Mutual Assent and Accord
The court examined whether an accord and satisfaction had been reached between the parties regarding the disputed November 2002 production run. Avery claimed that the January 28, 2003 letter constituted an accord, suggesting that the parties had agreed on the disposition of the outstanding invoices. However, the court found that the letter did not demonstrate mutual assent on the specifics of the disputed roll counts, as it merely indicated that the matter was "under review." The court concluded that there was no definitive agreement between Scapa and Avery regarding the products in question, as the letter did not resolve the key issues or bind Scapa to accept Avery's counts. Consequently, the court ruled that the correspondence did not establish an enforceable accord and satisfaction, leaving the matter unresolved and requiring further factual inquiry.

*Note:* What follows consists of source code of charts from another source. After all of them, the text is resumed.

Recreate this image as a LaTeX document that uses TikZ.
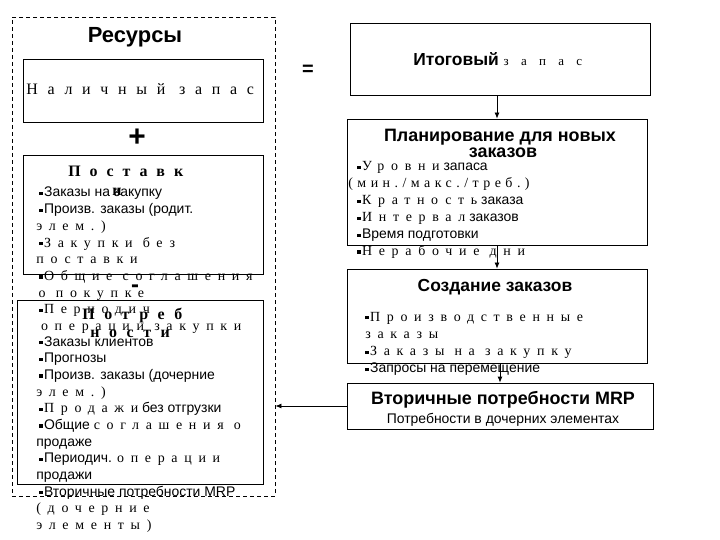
\documentclass[tikz,border=0pt]{standalone}
\usepackage{fontspec}
\setmainfont{Liberation Sans}
\newfontfamily\spfont{Liberation Serif}
\usetikzlibrary{arrows.meta}

% bullet and letter-spaced serif text
\newcommand\bul{\hspace*{3bp}\rule[0.25ex]{3.2bp}{3.2bp}\hspace{1.5bp}}
\newcommand\sps[2][48]{{\spfont\addfontfeature{LetterSpace=#1}#2}}

\begin{document}
\begin{tikzpicture}[
        %Environment config
        x=1bp, y=-1bp,
        font=\fontsize{14}{17}\selectfont,
        line width=0.8bp,
        >={Latex[length=6bp,width=5bp]},
        %Environment styles
        BoxCfg/.style={draw, inner sep=0pt},
        LineCfg/.style={anchor=base west, inner sep=0pt},
        HeadCfg/.style={anchor=base, inner sep=0pt, font=\fontsize{18}{20}\selectfont\bfseries},
        SignCfg/.style={inner sep=0pt, font=\fontsize{#1}{#1}\selectfont\bfseries}
    ]
    \useasboundingbox (0,0) rectangle (720,540);

    % boxes
    \node[BoxCfg, dash pattern=on 4bp off 3bp, minimum width=263bp, minimum height=479bp] (res) at (143.5,256.5) {};
    \node[BoxCfg, minimum width=240bp, minimum height=63bp] (onhand) at (143,90.5) {};
    \node[BoxCfg, minimum width=240bp, minimum height=119bp] (supply) at (143,214.5) {};
    \node[BoxCfg, minimum width=246bp, minimum height=184bp] (demand) at (140,392) {};
    \node[BoxCfg, minimum width=300bp, minimum height=72bp] (final) at (500,59) {};
    \node[BoxCfg, minimum width=300bp, minimum height=126bp] (plan) at (497,182) {};
    \node[BoxCfg, minimum width=300bp, minimum height=94bp] (create) at (497,316) {};
    \node[BoxCfg, minimum width=306bp, minimum height=46bp] (mrp) at (500,406) {};

    % left column
    \node[HeadCfg, font=\fontsize{22}{24}\selectfont\bfseries] (resT) at (135,43) {Ресурсы};
    \node[LineCfg] (onhandT) at (26,95) {\fontsize{16}{18}\selectfont\sps[61]{Наличный запас}};
    \node[SignCfg=30] (plus) at (137,138) {+};
    \node[LineCfg] (supplyT) at (68,177) {\fontsize{16}{18}\selectfont\bfseries\sps[56]{Поставк}};
    \node[SignCfg=16, font=\spfont\fontsize{16}{18}\selectfont\bfseries] (supplyT2) at (117,192) {и};
    \node[SignCfg=24, anchor=base] (minus) at (135,292) {-};
    \node[LineCfg] (demandT) at (82,319) {\fontsize{16}{18}\selectfont\bfseries\sps[60]{Потреб}};
    \node[LineCfg] (demandT2) at (90,337) {\fontsize{16}{18}\selectfont\bfseries\sps[60]{ности}};

    \path
        (36,197) node[LineCfg](sup1){\bul Заказы на закупку}
            ++(0,16.67) node[LineCfg](sup2){\bul Произв. заказы (родит.}
            ++(0,16.67) node[LineCfg](sup3){\sps{элем.)}}
            ++(0,16.67) node[LineCfg](sup4){\bul\sps{Закупки без}}
            ++(0,16.67) node[LineCfg](sup5){\sps{поставки}}
            ++(0,16.67) node[LineCfg](sup6){\bul\sps{Общие соглашения}}
            ++(0,16.67) node[LineCfg](sup7){\sps{\,о покупке}}
            ++(0,16.67) node[LineCfg](sup8){\bul\sps{Периодич}}
            ++(0,16.67) node[LineCfg](sup9){\sps{\,\,операции закупки}};

    \path
        (36,346) node[LineCfg](dem1){\bul Заказы клиентов}
            ++(0,16.67) node[LineCfg](dem2){\bul Прогнозы}
            ++(0,16.67) node[LineCfg](dem3){\bul Произв. заказы (дочерние}
            ++(0,16.67) node[LineCfg](dem4){\sps{элем.)}}
            ++(0,16.67) node[LineCfg](dem5){\bul\sps{Продажи} без отгрузки}
            ++(0,16.67) node[LineCfg](dem6){\bul Общие \sps{соглашения о}}
            ++(0,16.67) node[LineCfg](dem7){продаже}
            ++(0,16.67) node[LineCfg](dem8){\bul Периодич. \sps{операции}}
            ++(0,16.67) node[LineCfg](dem9){продажи}
            ++(0,16.67) node[LineCfg](dem10){\bul Вторичные потребности MRP}
            ++(0,16.67) node[LineCfg](dem11){\sps{(дочерние}}
            ++(0,16.67) node[LineCfg](dem12){\sps{элементы)}};

    % right column
    \node[SignCfg=20] (equal) at (308,70) {=};
    \node[LineCfg] (finalT) at (413,66) {\fontsize{17.5}{19}\selectfont\bfseries Итоговый \mdseries\fontsize{13}{15}\selectfont\sps[95]{запас}};
    \node[HeadCfg] (planT) at (500,142) {Планирование для новых};
    \node[HeadCfg] (planT2) at (503,158) {заказов};
    \node[HeadCfg, font=\fontsize{17.5}{19}\selectfont\bfseries] (createT) at (495,291) {Создание заказов};
    \node[HeadCfg] (mrpT) at (503,404) {Вторичные потребности MRP};
    \node[HeadCfg, font=\fontsize{14}{17}\selectfont] (mrpT2) at (503,423) {Потребности в дочерних элементах};

    \path
        (354,171) node[LineCfg](pl1){\bul\sps{Уровни} запаса}
            ++(-6,16.9) node[LineCfg](pl2){\sps[32]{(мин./макс./треб.)}}
            ++(6,16.9) node[LineCfg](pl3){\bul\sps{Кратность} заказа}
            ++(0,16.9) node[LineCfg](pl4){\bul\sps{Интервал} заказов}
            ++(0,16.9) node[LineCfg](pl5){\bul Время подготовки}
            ++(0,16.9) node[LineCfg](pl6){\bul\sps{Нерабочие дни}};

    \path
        (362,321) node[LineCfg](cr1){\bul\sps{Производственные}}
            ++(3,17.3) node[LineCfg](cr2){\sps{заказы}}
            ++(-3,17.3) node[LineCfg](cr3){\bul\sps{Заказы на закупку}}
            ++(0,17.3) node[LineCfg](cr4){\bul Запросы на перемещение};

    % connectors
    \draw[->] (plan.north |- final.south) -- (plan.north);
    \draw[->] (plan.south) -- (create.north);
    \draw[->] (mrp.north |- create.south) -- (mrp.north);
    \draw[->] (mrp.west) -- (mrp.west -| res.east);
\end{tikzpicture}
\end{document}
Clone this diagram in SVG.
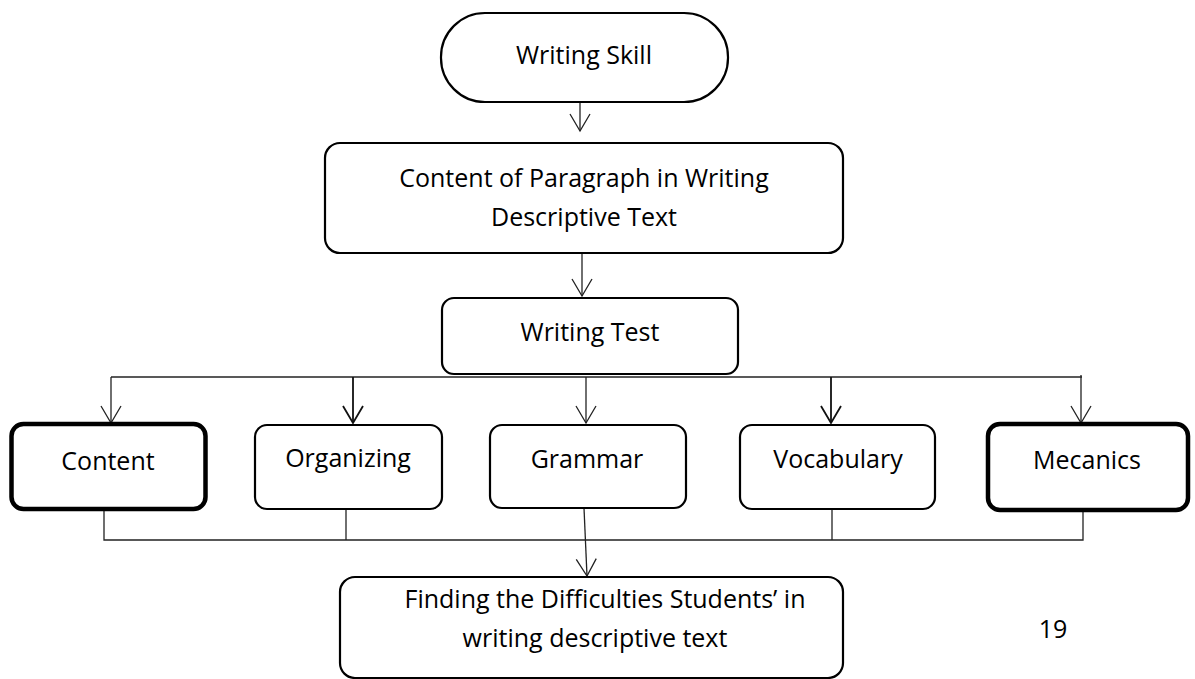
<svg xmlns="http://www.w3.org/2000/svg" width="1195" height="679" viewBox="0 0 1195 679">
<defs>
<style>
.box{fill:#fff;stroke:#000;stroke-width:2.2}
.thick{fill:#fff;stroke:#000;stroke-width:4.5}
.lbl{font-family:"Open Sans","Liberation Sans",sans-serif;font-size:25px;fill:#000;text-anchor:middle}
.con{fill:none;stroke:#222;stroke-width:1.3}
.conb{fill:none;stroke:#111;stroke-width:1.8}
</style>
<marker id="v" markerUnits="userSpaceOnUse" orient="auto" refX="0" refY="0" markerWidth="20" markerHeight="24" overflow="visible">
<path d="M-17,-10 L0,0 L-17,10" fill="none" stroke="#222" stroke-width="1.3"/>
</marker>
<marker id="vb" markerUnits="userSpaceOnUse" orient="auto" refX="0" refY="0" markerWidth="20" markerHeight="24" overflow="visible">
<path d="M-17,-10 L0,0 L-17,10" fill="none" stroke="#111" stroke-width="1.8"/>
</marker>
</defs>
<rect width="1195" height="679" fill="#fff"/>
<g id="connectors">
<line class="con" x1="580" y1="83" x2="580" y2="131" marker-end="url(#v)"/>
<line class="con" x1="582" y1="242" x2="582" y2="296" marker-end="url(#v)"/>
<polyline class="con" points="111,377 1082,377"/>
<line class="con" x1="111" y1="377" x2="111" y2="423" marker-end="url(#v)"/>
<line class="conb" x1="353" y1="377" x2="353" y2="423" marker-end="url(#vb)"/>
<line class="con" x1="586" y1="377" x2="586" y2="423" marker-end="url(#v)"/>
<line class="conb" x1="831" y1="377" x2="831" y2="423" marker-end="url(#vb)"/>
<line class="con" x1="1081" y1="375" x2="1081" y2="423" marker-end="url(#v)"/>
<polyline class="con" points="104,511 104,540 1083,540 1083,511"/>
<line class="con" x1="346" y1="506" x2="346" y2="540"/>
<line class="con" x1="832" y1="505" x2="832" y2="540"/>
<line class="con" x1="584" y1="508" x2="587" y2="576" marker-end="url(#v)"/>
</g>
<g id="writing-skill">
<rect class="box" x="441" y="13" width="287" height="89" rx="44" ry="44"/>
<text class="lbl" x="584" y="64">Writing Skill</text>
</g>
<g id="content-paragraph">
<rect class="box" x="325" y="143" width="518" height="110" rx="15" ry="15"/>
<text class="lbl" x="584" y="187">Content of Paragraph in Writing</text>
<text class="lbl" x="584" y="226">Descriptive Text</text>
</g>
<g id="writing-test">
<rect class="box" x="442" y="298" width="296" height="76" rx="12" ry="12"/>
<text class="lbl" x="590" y="341">Writing Test</text>
</g>
<g id="content">
<rect class="thick" x="11.5" y="424" width="194" height="85" rx="12" ry="12"/>
<text class="lbl" x="108" y="470">Content</text>
</g>
<g id="organizing">
<rect class="box" x="255" y="425" width="187" height="84" rx="12" ry="12"/>
<text class="lbl" x="348" y="467">Organizing</text>
</g>
<g id="grammar">
<rect class="box" x="490" y="425" width="196" height="83" rx="12" ry="12"/>
<text class="lbl" x="587" y="468">Grammar</text>
</g>
<g id="vocabulary">
<rect class="box" x="740" y="425" width="195" height="84" rx="12" ry="12"/>
<text class="lbl" x="838" y="468">Vocabulary</text>
</g>
<g id="mecanics">
<rect class="thick" x="988" y="424" width="200" height="86" rx="12" ry="12"/>
<text class="lbl" x="1087" y="469">Mecanics</text>
</g>
<g id="finding">
<rect class="box" x="340" y="577" width="503" height="101" rx="15" ry="15"/>
<text class="lbl" x="605" y="608">Finding the Difficulties Students’ in</text>
<text class="lbl" x="595" y="647">writing descriptive text</text>
</g>
<text class="lbl" x="1053" y="638">19</text>
</svg>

Breach of Contract and Anticipatory Repudiation
In assessing the breach of contract claims, the court noted that there were conflicting views regarding whether Avery had repudiated the contract by rejecting Scapa's goods and failing to pay for them. Avery argued that Scapa had effectively terminated the contract by refusing to produce additional runs due to the ongoing disputes regarding specifications. The court emphasized that a jury needed to determine whether Avery's actions constituted anticipatory repudiation, which would allow Scapa to suspend its own performance under the contract. The court clarified that if a jury found that Avery had repudiated the contract, Scapa had the right to terminate the agreement or wait for Avery's performance. This determination was significant, as it impacted the obligations of both parties moving forward and illustrated the complexities involved in commercial contracts.
Summary Judgment and Genuine Issues of Material Fact
Ultimately, the court held that there were genuine issues of material fact that precluded granting summary judgment in favor of either party on several key claims. The court ruled that the differing interpretations of the specifications and the ambiguous nature of the term "particle" required resolution through trial. Additionally, the court found that the evidence presented did not definitively support either party's claims regarding breach or the existence of an accord. As a result, the court denied Avery's motion for summary judgment on Scapa's breach of contract claims while also denying Scapa's motion for summary judgment on Avery's counterclaims. This decision underscored the necessity for a jury to evaluate the evidence and determine the parties' intentions throughout their contractual relationship.